Would you retype, exactly and without the pictures, the lines between the line holding "Give me the" and the line holding "Chart.register(...registerables);", inclusive, and nothing else?

* * * * *

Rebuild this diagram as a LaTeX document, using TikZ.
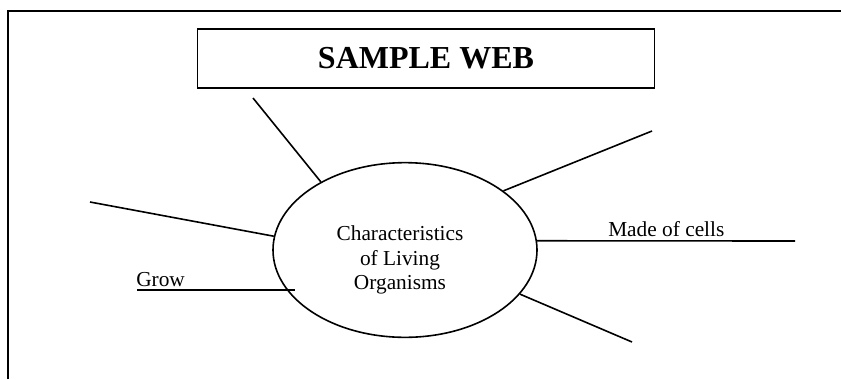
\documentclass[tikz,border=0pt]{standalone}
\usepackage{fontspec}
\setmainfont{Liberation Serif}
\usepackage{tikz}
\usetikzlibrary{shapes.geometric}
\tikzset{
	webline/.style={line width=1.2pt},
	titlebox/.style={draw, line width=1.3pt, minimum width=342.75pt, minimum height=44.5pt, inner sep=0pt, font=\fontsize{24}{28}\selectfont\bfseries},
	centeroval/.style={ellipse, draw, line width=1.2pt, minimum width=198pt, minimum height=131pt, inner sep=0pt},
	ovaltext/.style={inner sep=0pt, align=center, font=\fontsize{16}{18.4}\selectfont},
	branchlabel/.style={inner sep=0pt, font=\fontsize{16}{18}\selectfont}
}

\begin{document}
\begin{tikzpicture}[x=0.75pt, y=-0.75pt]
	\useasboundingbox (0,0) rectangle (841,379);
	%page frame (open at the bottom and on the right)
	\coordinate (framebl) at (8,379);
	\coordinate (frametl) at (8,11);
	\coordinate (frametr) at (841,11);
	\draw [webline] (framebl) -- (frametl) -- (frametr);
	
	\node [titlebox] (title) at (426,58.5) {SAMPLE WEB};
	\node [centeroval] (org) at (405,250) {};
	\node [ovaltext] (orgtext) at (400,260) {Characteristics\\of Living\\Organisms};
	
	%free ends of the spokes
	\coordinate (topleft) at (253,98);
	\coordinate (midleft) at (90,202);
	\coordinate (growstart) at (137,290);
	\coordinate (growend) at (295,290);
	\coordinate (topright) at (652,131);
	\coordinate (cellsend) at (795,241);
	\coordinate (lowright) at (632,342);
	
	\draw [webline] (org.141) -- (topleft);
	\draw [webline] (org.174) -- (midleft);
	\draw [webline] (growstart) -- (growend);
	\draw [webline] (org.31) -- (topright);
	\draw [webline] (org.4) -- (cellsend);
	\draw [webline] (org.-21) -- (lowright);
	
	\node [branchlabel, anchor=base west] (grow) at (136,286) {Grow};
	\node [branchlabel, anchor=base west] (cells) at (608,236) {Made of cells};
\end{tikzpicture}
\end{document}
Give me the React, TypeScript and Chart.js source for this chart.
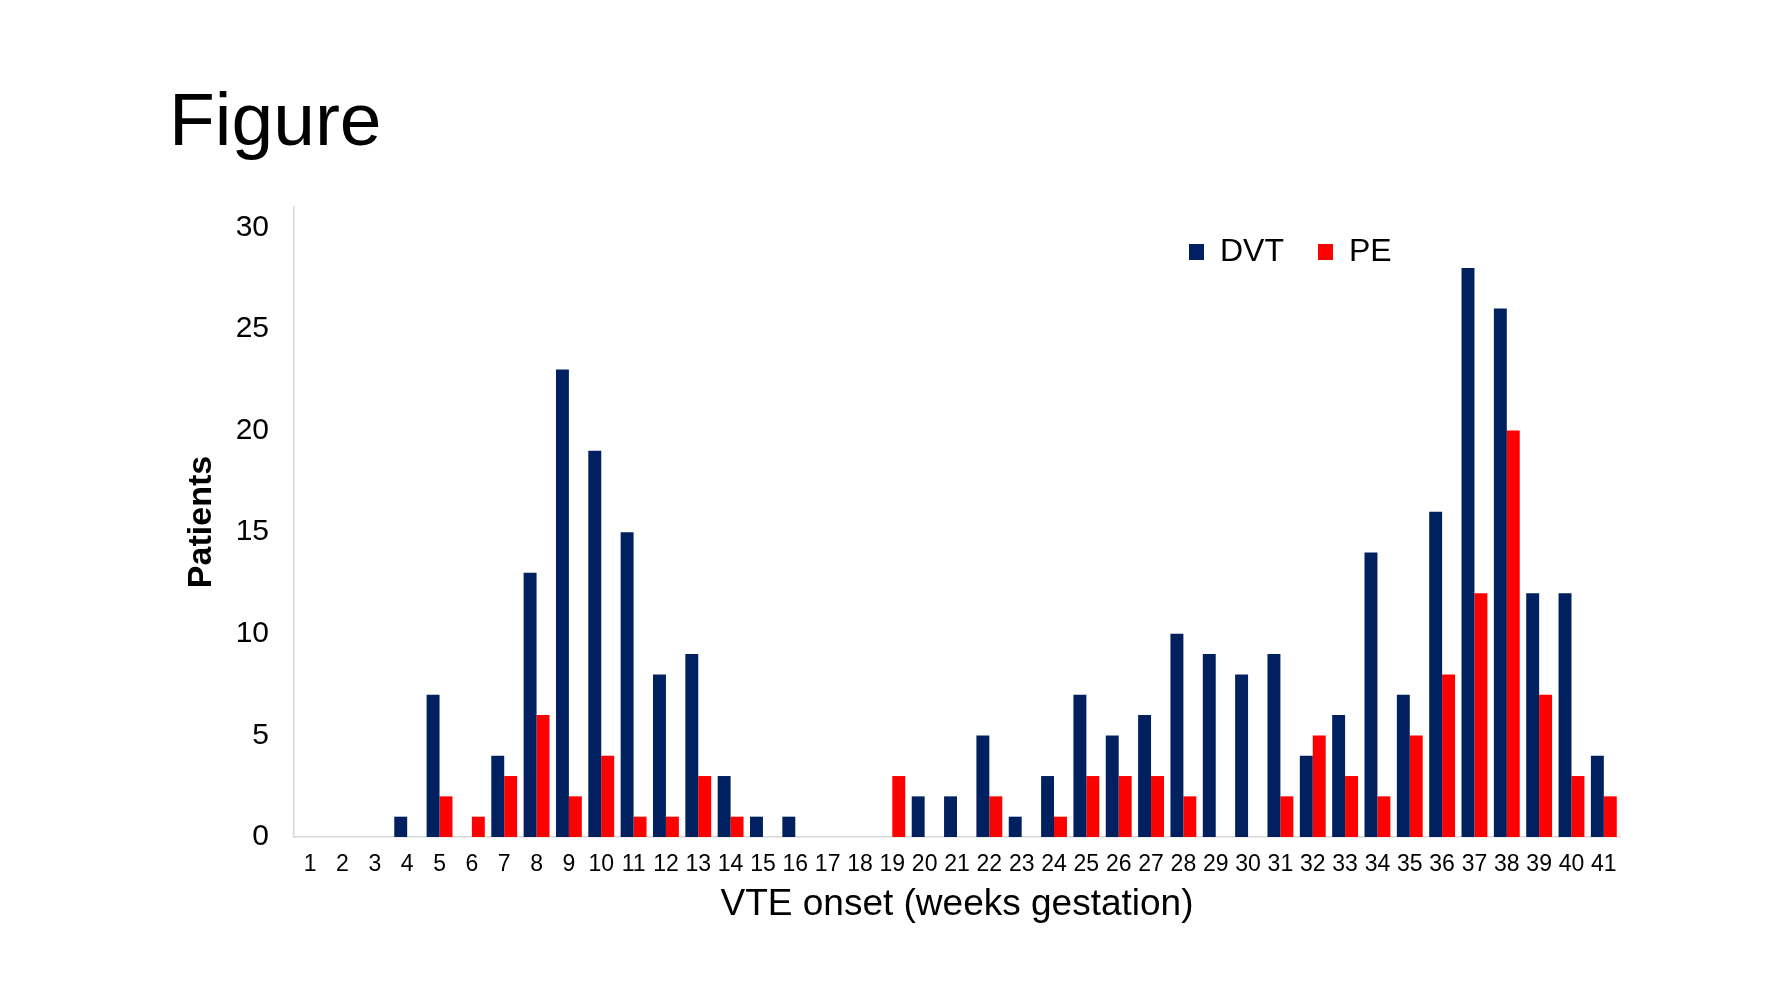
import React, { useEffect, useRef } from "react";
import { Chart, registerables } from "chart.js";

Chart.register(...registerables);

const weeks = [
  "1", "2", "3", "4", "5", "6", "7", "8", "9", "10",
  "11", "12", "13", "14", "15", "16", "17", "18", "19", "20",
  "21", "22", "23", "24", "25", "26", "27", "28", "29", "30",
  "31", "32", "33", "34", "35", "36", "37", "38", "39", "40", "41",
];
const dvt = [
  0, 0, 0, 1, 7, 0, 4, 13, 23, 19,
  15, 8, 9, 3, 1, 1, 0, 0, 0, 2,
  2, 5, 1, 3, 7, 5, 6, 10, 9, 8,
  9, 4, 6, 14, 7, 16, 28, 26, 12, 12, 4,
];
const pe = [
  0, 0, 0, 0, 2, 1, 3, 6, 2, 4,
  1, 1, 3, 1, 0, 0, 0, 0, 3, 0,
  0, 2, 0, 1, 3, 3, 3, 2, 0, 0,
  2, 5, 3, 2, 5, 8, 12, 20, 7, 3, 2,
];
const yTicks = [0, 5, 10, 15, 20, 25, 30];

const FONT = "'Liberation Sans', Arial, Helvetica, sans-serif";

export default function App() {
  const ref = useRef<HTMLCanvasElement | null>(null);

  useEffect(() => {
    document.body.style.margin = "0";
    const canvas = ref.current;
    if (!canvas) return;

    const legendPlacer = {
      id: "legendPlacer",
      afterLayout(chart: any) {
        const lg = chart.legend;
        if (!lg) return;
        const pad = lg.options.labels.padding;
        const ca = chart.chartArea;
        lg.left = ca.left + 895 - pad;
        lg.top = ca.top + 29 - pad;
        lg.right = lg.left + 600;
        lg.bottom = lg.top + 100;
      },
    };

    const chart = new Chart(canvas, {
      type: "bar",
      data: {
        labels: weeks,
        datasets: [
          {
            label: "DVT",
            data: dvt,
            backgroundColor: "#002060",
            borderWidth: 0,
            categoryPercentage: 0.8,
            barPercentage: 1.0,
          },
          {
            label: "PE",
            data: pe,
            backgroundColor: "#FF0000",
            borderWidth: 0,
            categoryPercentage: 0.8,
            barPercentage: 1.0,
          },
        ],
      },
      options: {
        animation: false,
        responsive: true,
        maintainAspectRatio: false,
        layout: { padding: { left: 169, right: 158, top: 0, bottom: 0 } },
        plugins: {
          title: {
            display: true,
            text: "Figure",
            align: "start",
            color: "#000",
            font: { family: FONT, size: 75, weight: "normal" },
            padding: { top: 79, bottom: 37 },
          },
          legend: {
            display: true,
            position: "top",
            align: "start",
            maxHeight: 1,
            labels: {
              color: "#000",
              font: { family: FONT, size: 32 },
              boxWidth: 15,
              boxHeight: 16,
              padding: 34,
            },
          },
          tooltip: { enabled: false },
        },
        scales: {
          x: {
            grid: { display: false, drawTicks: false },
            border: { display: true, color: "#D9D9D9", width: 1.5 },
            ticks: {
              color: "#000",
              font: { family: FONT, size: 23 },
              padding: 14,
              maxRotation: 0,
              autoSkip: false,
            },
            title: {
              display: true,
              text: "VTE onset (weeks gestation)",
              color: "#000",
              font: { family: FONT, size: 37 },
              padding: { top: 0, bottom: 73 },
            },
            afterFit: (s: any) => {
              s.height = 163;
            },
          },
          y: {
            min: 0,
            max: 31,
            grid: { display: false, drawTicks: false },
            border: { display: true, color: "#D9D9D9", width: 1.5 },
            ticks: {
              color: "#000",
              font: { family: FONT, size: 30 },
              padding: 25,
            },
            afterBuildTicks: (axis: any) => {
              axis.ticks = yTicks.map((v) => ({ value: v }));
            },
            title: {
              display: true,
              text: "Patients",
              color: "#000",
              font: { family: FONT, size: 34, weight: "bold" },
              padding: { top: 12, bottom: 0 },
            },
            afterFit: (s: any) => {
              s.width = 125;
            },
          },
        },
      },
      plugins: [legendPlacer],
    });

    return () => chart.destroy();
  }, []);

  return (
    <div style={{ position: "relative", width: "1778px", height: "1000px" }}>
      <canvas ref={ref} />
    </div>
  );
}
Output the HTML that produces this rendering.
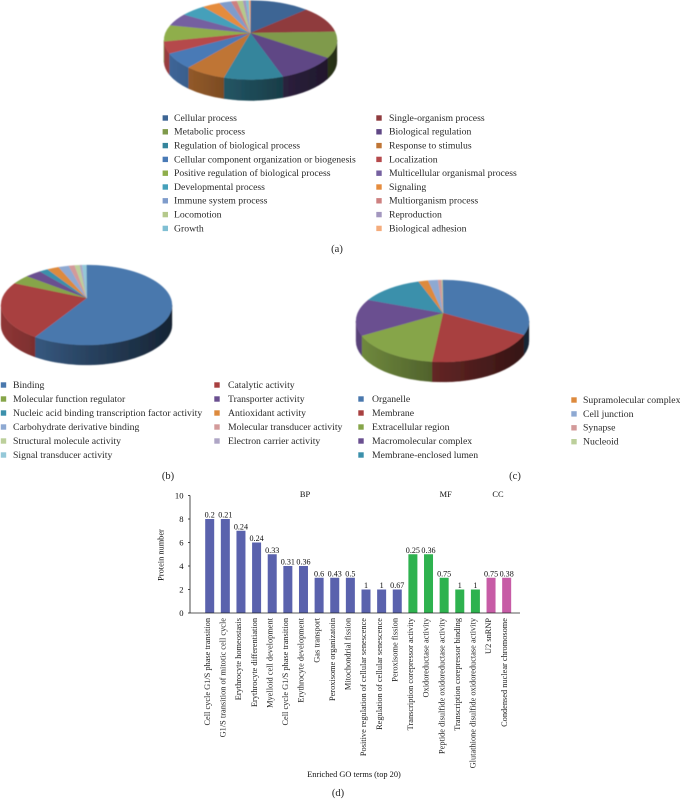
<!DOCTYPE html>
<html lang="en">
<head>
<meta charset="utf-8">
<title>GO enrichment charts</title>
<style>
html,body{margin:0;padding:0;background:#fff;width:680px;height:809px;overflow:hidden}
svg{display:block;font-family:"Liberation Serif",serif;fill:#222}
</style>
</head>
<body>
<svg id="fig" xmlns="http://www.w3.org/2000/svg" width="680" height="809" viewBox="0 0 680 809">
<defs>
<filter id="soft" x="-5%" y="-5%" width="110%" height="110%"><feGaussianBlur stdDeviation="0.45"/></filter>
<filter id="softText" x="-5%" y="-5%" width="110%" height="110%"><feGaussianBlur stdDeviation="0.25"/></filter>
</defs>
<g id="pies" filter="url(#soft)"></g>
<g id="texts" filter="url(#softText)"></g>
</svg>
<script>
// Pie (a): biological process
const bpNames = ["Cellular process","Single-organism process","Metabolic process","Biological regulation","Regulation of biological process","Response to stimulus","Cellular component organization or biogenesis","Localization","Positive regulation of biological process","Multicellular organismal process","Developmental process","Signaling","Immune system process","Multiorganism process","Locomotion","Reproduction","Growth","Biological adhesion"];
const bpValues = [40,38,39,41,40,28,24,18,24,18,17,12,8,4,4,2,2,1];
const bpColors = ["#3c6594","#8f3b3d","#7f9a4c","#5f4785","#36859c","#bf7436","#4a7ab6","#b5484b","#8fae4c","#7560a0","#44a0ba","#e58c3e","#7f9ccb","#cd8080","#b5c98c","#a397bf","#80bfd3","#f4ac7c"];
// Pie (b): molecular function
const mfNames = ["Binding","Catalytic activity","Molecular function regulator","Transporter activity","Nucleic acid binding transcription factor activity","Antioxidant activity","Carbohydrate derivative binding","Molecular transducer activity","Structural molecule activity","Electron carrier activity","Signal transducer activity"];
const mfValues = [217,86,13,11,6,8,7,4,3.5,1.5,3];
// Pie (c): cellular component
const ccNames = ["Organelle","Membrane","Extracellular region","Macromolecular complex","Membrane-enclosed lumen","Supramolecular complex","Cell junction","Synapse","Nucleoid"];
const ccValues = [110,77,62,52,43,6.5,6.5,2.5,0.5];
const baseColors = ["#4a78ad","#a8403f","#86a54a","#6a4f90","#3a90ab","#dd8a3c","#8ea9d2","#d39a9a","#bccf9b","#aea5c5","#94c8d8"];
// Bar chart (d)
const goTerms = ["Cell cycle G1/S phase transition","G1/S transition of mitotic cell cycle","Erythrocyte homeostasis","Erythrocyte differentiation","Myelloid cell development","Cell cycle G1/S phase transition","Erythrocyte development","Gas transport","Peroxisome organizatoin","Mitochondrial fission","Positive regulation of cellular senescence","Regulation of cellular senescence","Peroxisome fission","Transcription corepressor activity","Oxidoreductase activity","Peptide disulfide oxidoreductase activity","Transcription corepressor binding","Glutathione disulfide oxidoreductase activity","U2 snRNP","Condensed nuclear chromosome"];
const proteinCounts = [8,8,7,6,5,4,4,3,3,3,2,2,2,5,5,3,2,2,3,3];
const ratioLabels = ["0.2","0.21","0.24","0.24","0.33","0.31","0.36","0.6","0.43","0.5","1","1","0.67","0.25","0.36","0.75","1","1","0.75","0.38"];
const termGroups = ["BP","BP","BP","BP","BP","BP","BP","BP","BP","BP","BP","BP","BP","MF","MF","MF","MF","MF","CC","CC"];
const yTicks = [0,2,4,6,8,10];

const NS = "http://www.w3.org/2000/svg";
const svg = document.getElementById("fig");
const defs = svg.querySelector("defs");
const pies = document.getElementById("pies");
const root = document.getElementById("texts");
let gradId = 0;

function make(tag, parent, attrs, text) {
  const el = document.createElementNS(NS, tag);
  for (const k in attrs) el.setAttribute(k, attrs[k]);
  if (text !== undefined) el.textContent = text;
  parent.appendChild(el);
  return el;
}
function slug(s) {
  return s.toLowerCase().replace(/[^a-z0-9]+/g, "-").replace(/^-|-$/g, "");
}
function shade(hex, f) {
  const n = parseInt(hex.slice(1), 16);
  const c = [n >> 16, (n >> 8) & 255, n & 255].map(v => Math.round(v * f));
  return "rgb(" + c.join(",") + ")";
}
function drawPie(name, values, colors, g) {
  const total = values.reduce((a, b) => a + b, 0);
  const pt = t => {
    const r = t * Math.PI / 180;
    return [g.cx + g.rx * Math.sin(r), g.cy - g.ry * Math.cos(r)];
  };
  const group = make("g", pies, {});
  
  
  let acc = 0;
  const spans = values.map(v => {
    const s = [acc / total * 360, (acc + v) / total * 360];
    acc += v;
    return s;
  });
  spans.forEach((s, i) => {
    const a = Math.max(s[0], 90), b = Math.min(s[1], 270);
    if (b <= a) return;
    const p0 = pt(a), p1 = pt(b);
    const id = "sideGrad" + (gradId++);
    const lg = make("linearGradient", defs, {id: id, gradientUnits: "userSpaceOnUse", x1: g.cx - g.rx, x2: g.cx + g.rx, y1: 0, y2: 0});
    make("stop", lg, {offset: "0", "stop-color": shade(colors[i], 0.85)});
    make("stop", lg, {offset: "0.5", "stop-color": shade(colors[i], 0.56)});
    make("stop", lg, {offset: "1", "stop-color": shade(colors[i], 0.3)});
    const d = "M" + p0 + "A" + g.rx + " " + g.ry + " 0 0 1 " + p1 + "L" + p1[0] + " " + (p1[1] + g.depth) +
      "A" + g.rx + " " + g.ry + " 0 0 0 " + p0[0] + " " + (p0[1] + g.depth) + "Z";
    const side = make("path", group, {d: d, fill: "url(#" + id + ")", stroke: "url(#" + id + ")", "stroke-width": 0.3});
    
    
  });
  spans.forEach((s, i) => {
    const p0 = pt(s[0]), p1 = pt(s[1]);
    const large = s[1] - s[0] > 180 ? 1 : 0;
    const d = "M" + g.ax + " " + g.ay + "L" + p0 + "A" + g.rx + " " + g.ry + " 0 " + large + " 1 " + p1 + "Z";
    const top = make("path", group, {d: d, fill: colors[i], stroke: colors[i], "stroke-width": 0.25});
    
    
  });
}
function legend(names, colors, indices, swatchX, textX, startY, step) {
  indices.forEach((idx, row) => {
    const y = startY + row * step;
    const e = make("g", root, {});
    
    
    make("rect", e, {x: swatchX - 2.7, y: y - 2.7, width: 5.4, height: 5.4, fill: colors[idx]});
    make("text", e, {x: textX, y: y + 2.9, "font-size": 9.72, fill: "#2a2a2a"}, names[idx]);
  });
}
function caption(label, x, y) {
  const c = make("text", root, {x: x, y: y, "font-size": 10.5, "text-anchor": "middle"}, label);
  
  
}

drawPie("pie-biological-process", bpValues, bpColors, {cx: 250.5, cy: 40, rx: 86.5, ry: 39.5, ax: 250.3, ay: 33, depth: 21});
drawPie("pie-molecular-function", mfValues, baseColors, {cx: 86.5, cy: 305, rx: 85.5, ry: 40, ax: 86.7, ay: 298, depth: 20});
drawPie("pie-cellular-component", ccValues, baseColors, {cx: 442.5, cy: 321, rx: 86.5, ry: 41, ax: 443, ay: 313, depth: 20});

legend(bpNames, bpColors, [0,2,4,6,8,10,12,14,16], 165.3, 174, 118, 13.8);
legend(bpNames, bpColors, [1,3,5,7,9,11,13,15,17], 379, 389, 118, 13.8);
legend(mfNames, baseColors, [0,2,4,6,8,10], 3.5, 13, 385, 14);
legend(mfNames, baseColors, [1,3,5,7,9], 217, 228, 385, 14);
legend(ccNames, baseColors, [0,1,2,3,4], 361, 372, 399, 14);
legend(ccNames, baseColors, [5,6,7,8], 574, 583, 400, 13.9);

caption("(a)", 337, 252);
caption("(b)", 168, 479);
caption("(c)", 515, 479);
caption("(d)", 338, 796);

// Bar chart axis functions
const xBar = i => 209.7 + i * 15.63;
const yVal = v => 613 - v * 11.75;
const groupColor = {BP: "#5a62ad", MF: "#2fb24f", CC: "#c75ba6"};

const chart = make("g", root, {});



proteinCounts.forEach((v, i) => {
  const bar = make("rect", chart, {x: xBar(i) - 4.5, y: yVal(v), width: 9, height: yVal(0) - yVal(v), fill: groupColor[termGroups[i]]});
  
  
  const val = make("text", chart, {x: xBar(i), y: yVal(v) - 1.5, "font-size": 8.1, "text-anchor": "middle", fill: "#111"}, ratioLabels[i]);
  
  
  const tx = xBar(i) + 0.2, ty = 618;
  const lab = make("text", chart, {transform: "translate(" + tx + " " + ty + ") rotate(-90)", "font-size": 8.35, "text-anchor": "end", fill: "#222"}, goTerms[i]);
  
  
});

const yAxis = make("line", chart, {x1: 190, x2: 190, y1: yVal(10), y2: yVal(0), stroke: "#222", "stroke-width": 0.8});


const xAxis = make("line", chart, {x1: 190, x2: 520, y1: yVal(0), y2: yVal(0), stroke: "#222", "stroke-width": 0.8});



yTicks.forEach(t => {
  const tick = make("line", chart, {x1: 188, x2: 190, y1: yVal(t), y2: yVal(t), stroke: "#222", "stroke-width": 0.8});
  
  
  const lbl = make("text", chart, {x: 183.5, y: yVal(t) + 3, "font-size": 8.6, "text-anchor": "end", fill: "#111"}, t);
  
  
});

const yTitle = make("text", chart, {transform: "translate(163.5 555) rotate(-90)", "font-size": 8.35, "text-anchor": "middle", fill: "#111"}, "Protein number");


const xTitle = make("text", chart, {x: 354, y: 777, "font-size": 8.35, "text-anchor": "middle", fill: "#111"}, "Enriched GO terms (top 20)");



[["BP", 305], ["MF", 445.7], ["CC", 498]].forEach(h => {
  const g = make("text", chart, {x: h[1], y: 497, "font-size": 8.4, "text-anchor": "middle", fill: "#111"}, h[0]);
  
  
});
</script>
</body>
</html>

* * * * *

Result:
Give me the React, TypeScript and Chart.js source for this chart.
import React, { useEffect, useRef } from "react";
import { Chart, registerables } from "chart.js";

Chart.register(...registerables);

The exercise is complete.